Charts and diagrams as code
..........

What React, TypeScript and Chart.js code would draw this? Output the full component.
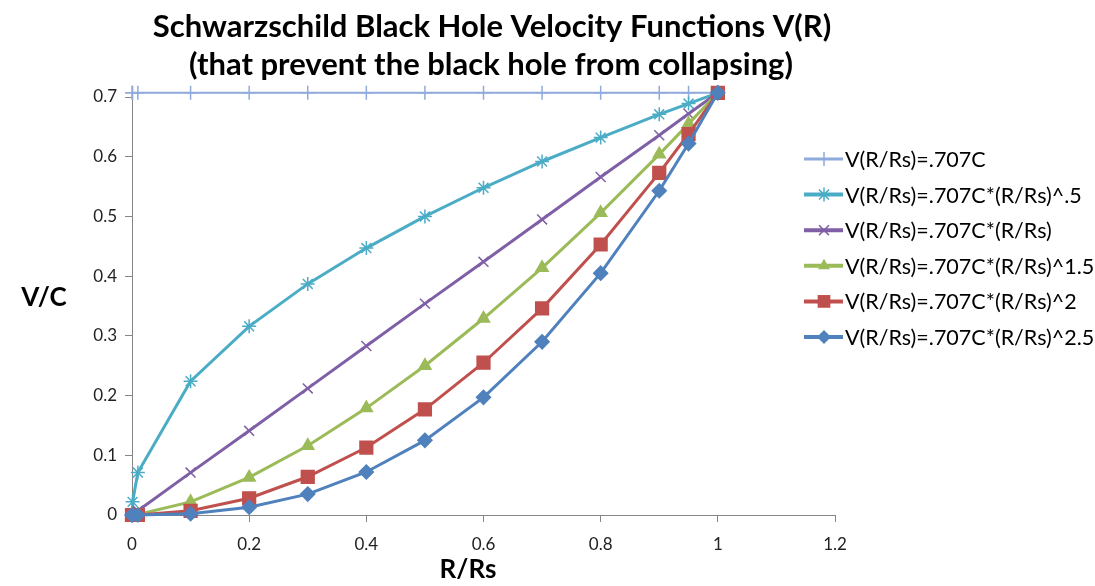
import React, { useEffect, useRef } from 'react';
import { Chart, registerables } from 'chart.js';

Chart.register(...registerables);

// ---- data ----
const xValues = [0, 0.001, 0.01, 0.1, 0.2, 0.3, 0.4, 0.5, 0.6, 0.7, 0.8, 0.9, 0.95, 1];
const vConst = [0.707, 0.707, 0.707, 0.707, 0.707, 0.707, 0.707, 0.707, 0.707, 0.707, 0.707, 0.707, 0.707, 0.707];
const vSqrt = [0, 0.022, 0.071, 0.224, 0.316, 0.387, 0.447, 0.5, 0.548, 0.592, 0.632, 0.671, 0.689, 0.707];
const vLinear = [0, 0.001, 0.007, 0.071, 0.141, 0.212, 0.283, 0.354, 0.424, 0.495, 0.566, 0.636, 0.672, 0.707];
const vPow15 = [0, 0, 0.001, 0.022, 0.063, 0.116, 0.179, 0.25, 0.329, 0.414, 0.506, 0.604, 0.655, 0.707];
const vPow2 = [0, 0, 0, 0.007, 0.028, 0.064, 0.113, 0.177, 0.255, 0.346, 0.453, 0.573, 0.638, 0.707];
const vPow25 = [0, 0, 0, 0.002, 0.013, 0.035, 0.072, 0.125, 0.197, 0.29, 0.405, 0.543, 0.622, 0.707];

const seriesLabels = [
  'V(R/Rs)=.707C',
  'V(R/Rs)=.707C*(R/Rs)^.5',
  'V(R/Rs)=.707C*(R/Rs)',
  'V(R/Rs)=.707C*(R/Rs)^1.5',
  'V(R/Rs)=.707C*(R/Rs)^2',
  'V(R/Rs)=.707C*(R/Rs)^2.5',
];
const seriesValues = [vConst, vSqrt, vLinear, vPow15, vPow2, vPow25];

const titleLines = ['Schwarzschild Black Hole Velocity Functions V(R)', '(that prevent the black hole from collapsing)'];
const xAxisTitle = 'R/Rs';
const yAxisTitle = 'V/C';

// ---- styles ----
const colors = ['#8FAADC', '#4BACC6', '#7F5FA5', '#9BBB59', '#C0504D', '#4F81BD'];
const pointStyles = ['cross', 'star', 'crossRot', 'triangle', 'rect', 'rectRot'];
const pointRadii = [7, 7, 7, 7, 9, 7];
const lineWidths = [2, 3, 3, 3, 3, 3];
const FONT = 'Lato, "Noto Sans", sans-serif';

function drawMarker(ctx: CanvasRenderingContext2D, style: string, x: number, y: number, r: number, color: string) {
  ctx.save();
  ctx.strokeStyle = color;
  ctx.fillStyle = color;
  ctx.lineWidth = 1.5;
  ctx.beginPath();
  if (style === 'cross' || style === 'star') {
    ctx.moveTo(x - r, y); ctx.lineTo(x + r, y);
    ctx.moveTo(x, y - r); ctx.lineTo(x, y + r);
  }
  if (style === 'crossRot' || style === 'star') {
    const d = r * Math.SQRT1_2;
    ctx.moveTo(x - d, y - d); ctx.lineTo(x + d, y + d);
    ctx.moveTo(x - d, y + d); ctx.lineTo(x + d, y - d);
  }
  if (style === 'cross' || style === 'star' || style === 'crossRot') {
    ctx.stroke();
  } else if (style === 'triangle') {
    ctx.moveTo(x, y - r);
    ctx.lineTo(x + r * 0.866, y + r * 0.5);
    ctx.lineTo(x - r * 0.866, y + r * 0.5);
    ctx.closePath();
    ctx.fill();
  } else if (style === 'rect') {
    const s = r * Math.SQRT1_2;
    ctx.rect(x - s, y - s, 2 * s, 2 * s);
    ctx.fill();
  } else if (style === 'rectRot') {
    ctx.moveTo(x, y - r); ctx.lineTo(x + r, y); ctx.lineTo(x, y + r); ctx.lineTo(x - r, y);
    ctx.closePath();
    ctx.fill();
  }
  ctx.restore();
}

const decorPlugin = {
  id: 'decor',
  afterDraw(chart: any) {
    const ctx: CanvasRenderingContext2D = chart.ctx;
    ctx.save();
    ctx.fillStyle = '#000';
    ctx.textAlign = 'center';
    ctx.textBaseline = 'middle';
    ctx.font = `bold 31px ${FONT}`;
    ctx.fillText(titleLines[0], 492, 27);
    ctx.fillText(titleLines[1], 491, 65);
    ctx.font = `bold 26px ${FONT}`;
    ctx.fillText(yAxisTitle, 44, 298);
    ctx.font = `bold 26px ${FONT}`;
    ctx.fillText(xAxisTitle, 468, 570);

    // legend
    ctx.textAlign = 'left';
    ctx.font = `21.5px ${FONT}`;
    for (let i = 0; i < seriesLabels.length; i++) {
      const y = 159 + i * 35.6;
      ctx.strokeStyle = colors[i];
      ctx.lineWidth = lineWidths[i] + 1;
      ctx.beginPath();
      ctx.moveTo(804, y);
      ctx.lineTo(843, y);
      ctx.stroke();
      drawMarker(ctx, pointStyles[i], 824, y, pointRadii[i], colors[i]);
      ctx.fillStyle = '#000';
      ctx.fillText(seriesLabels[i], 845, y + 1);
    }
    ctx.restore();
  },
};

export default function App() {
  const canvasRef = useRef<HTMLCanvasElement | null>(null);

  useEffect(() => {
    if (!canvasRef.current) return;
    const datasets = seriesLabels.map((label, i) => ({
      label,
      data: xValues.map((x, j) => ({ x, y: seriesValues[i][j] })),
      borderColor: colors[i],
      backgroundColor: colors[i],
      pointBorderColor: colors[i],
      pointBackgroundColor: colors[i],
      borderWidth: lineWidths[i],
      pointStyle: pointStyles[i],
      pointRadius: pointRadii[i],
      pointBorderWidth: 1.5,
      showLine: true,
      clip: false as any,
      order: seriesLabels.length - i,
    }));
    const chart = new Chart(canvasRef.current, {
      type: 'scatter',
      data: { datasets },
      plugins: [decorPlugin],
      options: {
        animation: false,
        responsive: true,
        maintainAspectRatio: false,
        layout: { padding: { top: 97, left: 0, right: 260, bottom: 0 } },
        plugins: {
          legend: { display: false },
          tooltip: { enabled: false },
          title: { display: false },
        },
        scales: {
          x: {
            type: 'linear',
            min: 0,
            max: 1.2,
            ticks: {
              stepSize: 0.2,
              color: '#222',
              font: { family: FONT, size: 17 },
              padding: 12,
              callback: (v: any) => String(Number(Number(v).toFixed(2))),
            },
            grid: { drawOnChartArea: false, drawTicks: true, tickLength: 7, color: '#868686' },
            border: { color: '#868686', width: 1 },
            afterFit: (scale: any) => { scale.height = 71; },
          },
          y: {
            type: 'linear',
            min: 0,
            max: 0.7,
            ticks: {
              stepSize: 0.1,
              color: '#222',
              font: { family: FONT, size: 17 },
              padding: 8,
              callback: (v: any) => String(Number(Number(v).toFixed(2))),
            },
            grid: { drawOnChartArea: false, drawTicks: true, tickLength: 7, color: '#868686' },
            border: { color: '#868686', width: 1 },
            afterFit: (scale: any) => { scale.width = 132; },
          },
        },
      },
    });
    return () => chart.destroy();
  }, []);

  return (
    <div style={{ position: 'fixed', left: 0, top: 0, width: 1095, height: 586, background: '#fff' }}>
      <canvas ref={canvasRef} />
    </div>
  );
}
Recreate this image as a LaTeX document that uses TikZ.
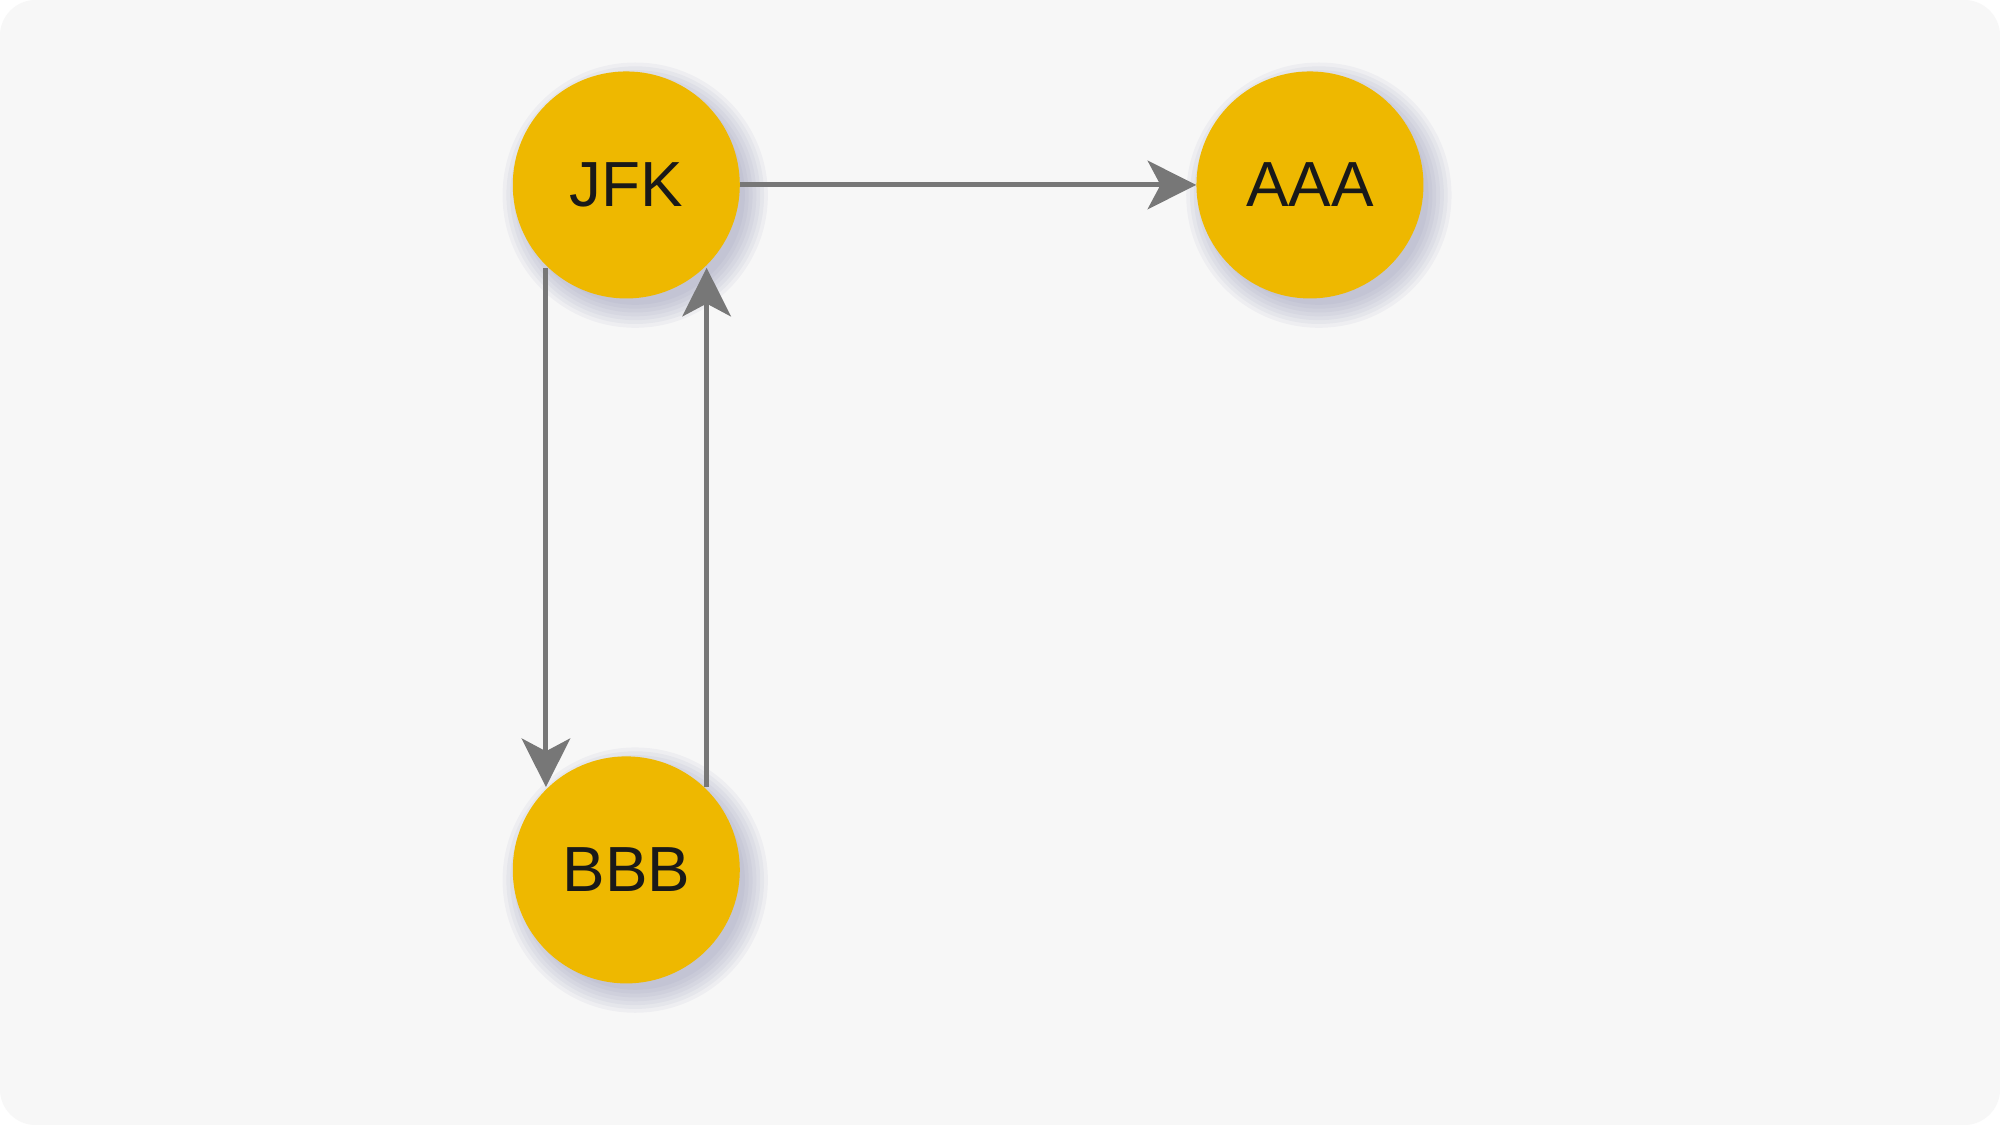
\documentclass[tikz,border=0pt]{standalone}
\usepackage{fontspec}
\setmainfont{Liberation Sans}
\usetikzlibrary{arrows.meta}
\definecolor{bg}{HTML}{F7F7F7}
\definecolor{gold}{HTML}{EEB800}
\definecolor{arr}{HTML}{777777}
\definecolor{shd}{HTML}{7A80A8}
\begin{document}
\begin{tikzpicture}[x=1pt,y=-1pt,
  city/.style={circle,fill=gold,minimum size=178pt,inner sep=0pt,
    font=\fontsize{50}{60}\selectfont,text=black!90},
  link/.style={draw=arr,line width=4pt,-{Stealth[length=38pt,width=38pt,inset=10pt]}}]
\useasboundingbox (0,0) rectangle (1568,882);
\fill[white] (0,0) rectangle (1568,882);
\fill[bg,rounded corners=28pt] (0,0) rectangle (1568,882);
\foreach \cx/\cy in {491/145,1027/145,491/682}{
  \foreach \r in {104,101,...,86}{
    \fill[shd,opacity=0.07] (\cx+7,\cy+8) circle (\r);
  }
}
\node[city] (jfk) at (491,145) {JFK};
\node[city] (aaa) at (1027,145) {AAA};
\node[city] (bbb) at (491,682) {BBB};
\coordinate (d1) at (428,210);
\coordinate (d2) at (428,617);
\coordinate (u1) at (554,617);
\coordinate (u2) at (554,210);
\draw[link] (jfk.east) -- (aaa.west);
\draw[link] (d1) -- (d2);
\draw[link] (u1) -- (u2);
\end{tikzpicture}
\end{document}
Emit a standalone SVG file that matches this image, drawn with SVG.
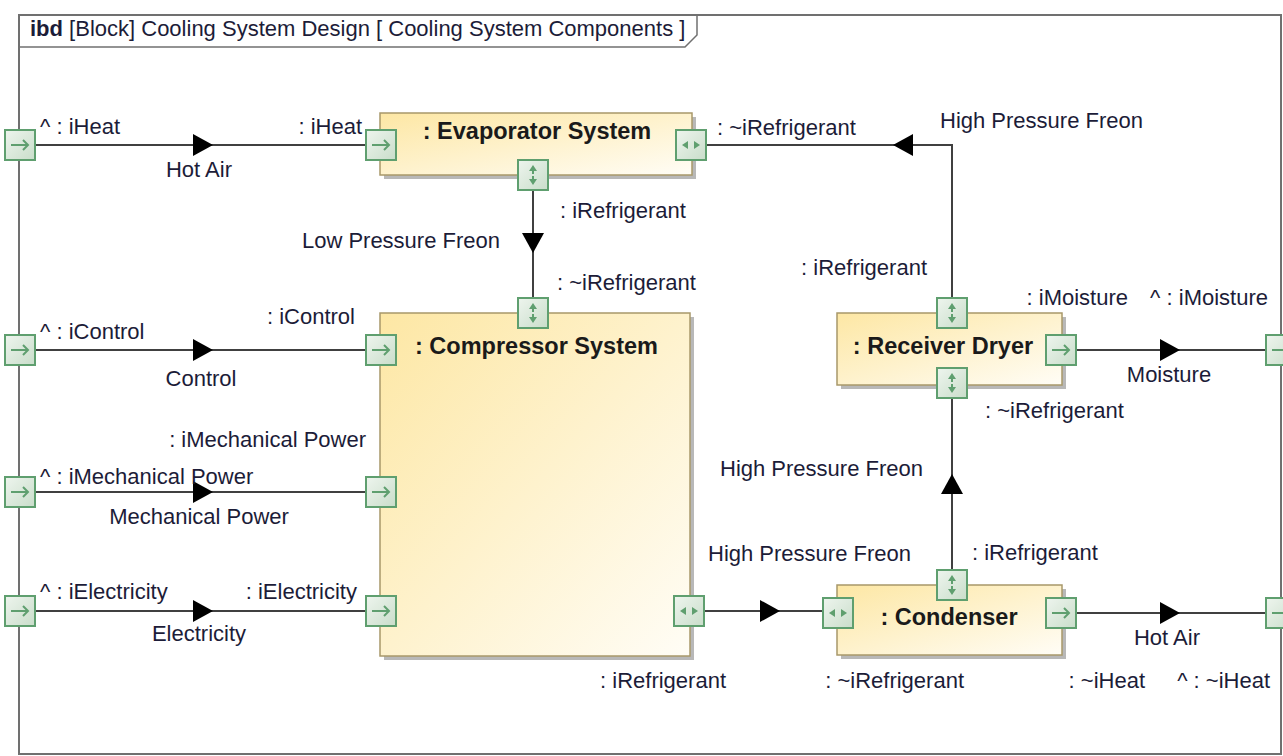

..........

**Exercise task**
Print exactly the first line of the entries and every line after it through the one that contains "Chart.register(...registerables);", leaving the pictures out.

**Solved problem**
What React, TypeScript and Chart.js code would draw this? Output the full component.
import React, { useEffect, useRef } from 'react';
import { Chart, registerables } from 'chart.js';

Chart.register(...registerables);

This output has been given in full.